Apr 19, 2024  
2016-2017 
    
2016-2017 [ARCHIVED CATALOG]

ENG 455 - Seminar: A: Renaissance Revenge or B: Reading Endings


Renaissance Revenge
Instructor
 
Ingram 

The words “Renaissance” and “revenge” are usually followed by a third:  “tragedy.”  This seminar will indeed survey selected Renaissance revenge tragedies, those bloody, perverse, ironic plays written by Shakespeare and his contemporaries.  But this seminar will also consider other Renaissance works driven by revenge, including comedies and poems.  It will trace the roots of Renaissance revenge in works such as Seneca’s Thyestes and Machiavelli’s The Prince and the legacy of Renaissance revenge in works such as Pynchon’s The Crying of Lot 49 and Tarantino’s Kill Bill.  We will study revenge as a means of balancing a plot (one injury initiates the action; another ends it), as economic exchange (the inexact calculations of payback), as an aesthetic form (heads baked in pies, corpses arranged in tableaux), as political resistance (the state’s revenge is called “justice”), and as grounds for theological questioning (when is an avenger an instrument of divine will?).  We will ask, finally, about revenge as a component of modernity, inherited from the Renaissance and canonized in the most conspicuously modern of early modern plays, that masterpiece of Renaissance revenge called Hamlet.


Reading Endings
Instructor

Ingram

This course focuses on endings.  It includes unfinished texts that authors or their executors decided to publish incomplete.  It also includes texts with notoriously controversial endings.  Students will reflect on what they want from endings and will reflect on the implications of those desires.  Most expansively, students will consider and perhaps fashion a fitting end to their majors in English.

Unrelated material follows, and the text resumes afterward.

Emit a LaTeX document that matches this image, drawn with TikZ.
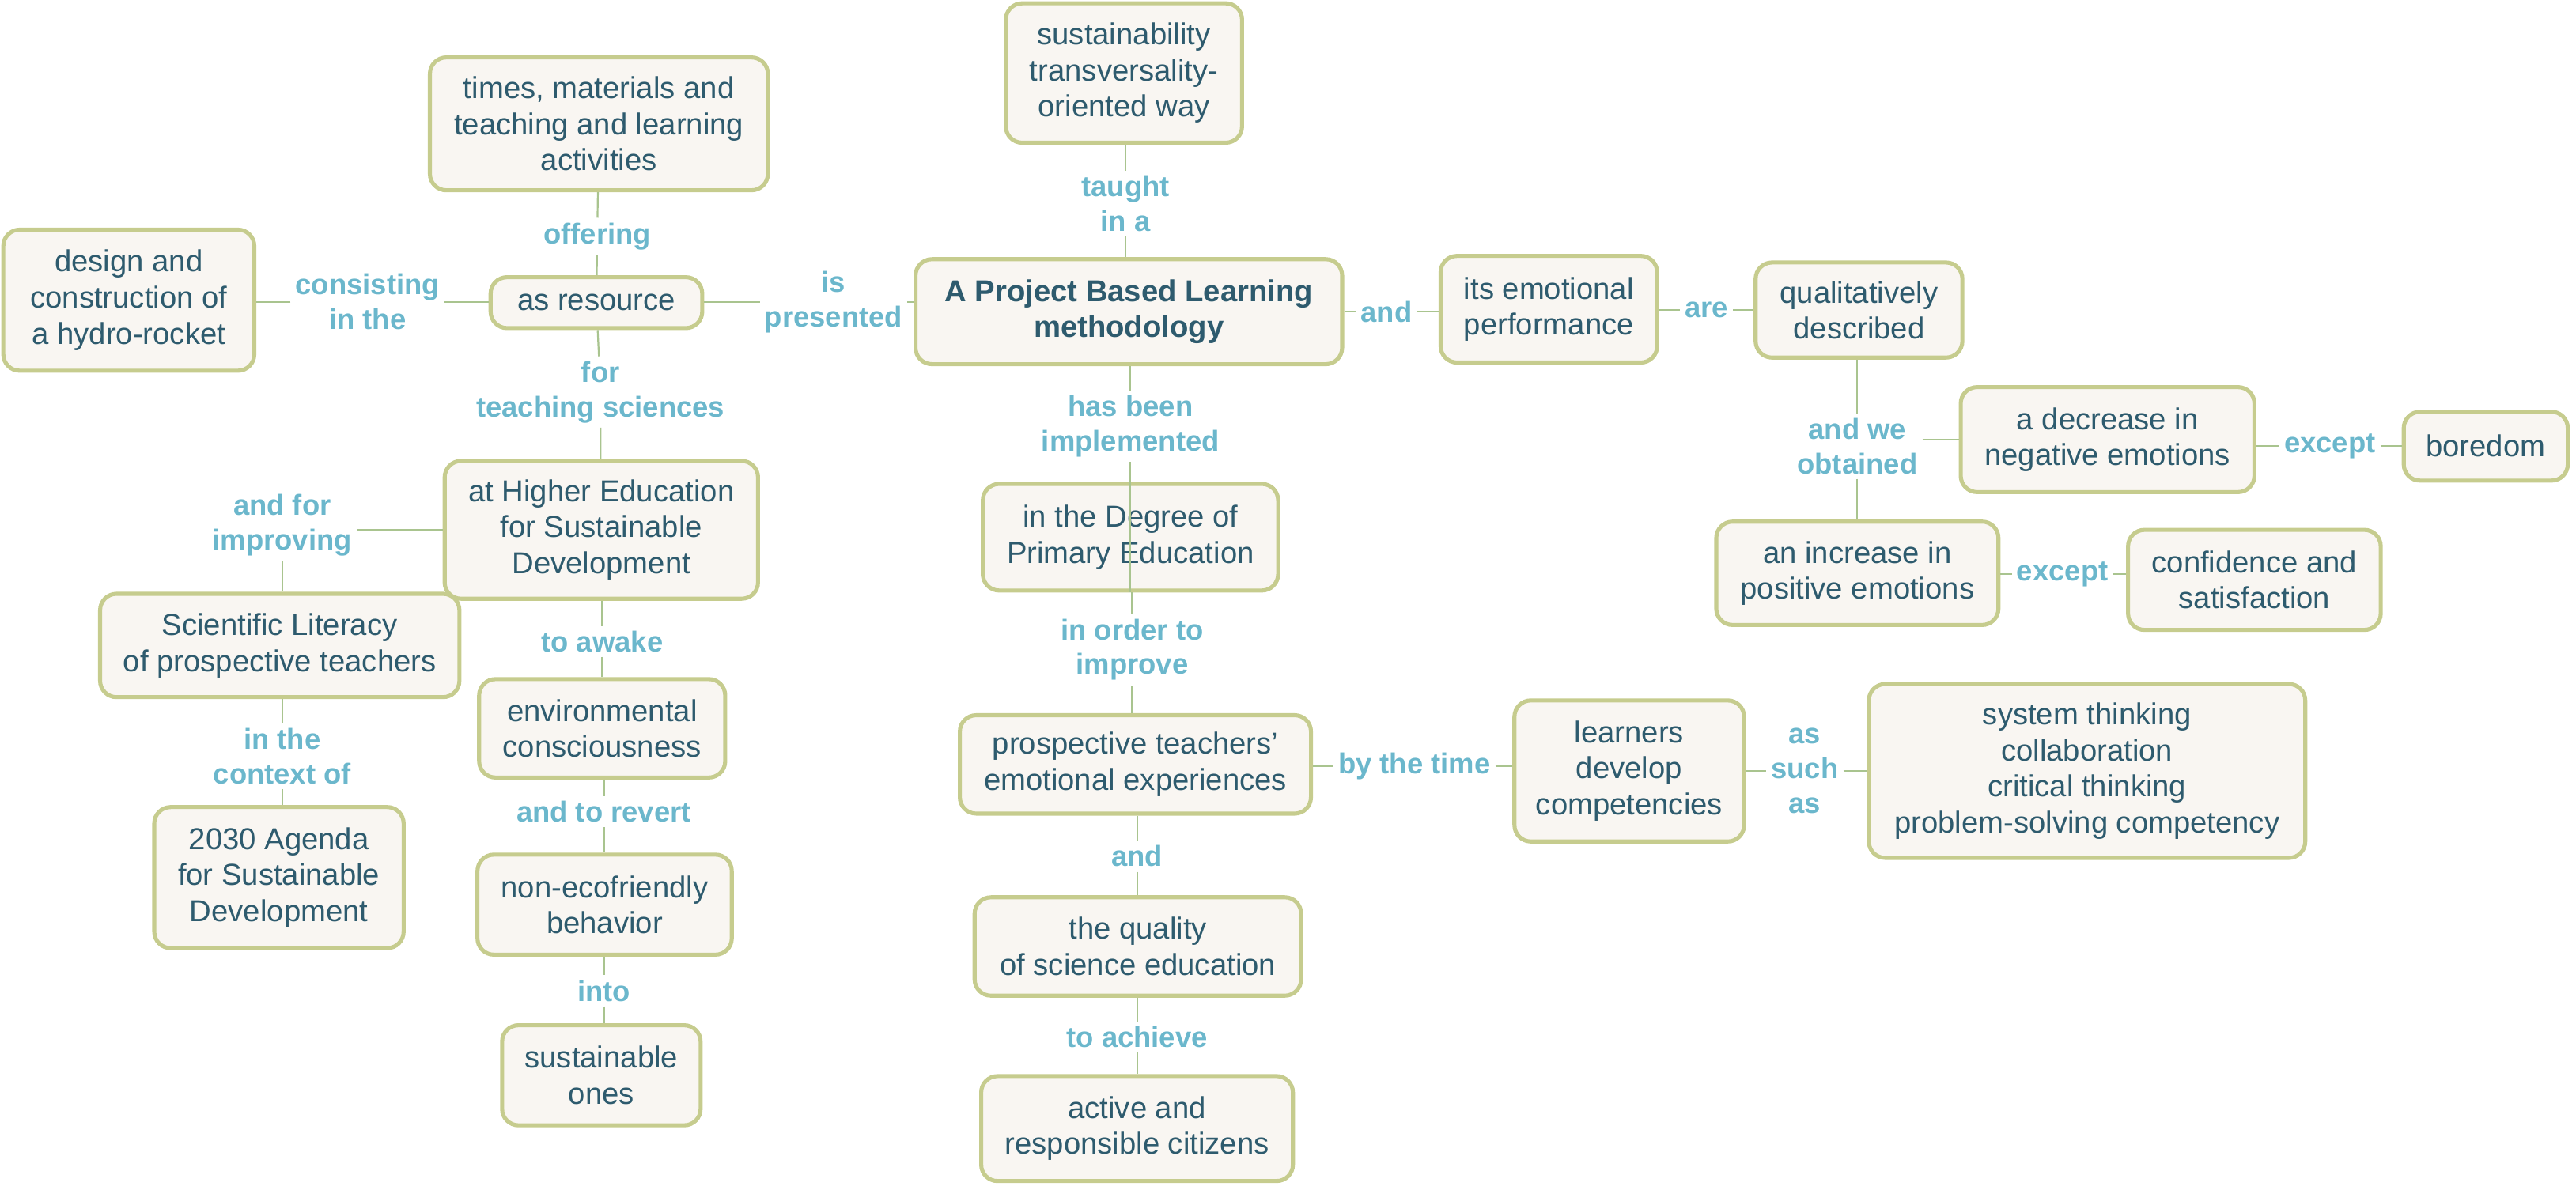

As befits its focus on endings, ENG 455 satisfies the requirement for a “capstone experience” within the English major.  This course is a tutorial; students will meet with the professor in very small groups and will set topics for discussion through their writing.

Texts may include the following:  Anglo-Saxon poem “The Ruin”; Chaucer’s Troilus and Criseyde; Shakespeare’s sonnets and Measure for Measure; poetic fragments by Donne, Milton and Coleridge; unfinished, posthumously published novels by F. Scott Fitzgerald and David Foster Wallace; Calvino’s If on a Winter’s Night a Traveler; Frank Kermode’s The Sense of an Ending and Julian Barnes’s The Sense of an Ending; films directed by Stephen Spielberg and M. Night Shyamalan.

  

 

Prerequisites & Notes
First-year students require permission of the instructor.